Se han cumplido esta primavera cuatro años de la muerte de Roger Moore. Para algunos, uno de los mejores James Bond (hizo del agente con licencia para matar hasta en siete ocasiones). Pero para mí, y para los que fuimos niños cuando aquella televisión en blanco y negro llena de consignas telediarias y series españolas costumbristas, ha sido y será siempre El Santo. 

Simón Templar, el ladrón bueno y burlón, impoluto, impecable, que se asomaba todos los jueves a las pantallas españolas y al que una aureola blanca distinguía como una especie de santo laico, defensor de los débiles. 

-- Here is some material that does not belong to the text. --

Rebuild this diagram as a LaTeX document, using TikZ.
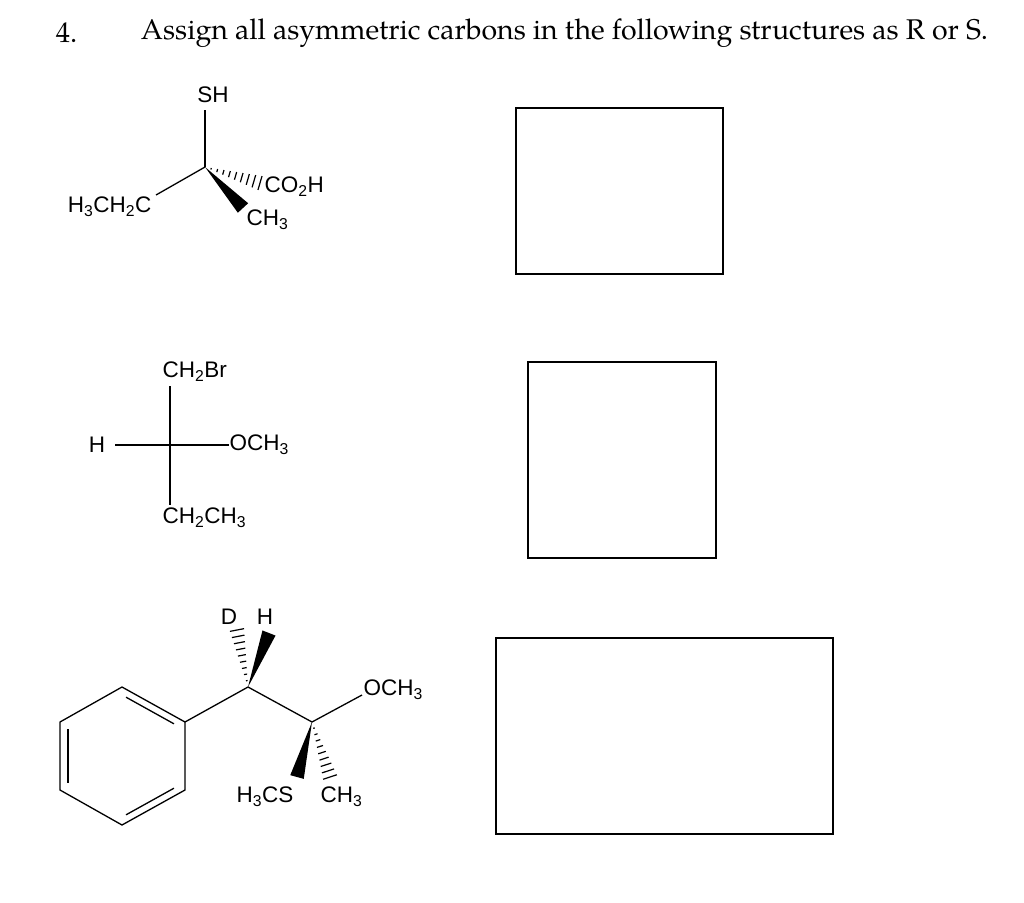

Eran tiempos en los que todos los miembros de la familia veían la televisión juntos (la quiebra de las audiencias era ciencia ficción), pero mientras que en España se hacía Crónicas de un pueblo o La casa de los Martínez, en el extranjero se hacían series tan estimulantes como El fugitivo o El Santo. Cada jornada giraba en torno a la serie del día. Y los jueves eran de El Santo, con sus coches impensables, sus mujeres atractivas y unos malos a los que repartía estopa sin despeinarse.

Recuerdo una canción que cantábamos los niños de mi barrio con repetición cansina y soniquete machacón: «Soy el Santo, soy el Templar, y también el Simónnnn. Niños y niñas, me pueden ver, todos los jueves, a las diez».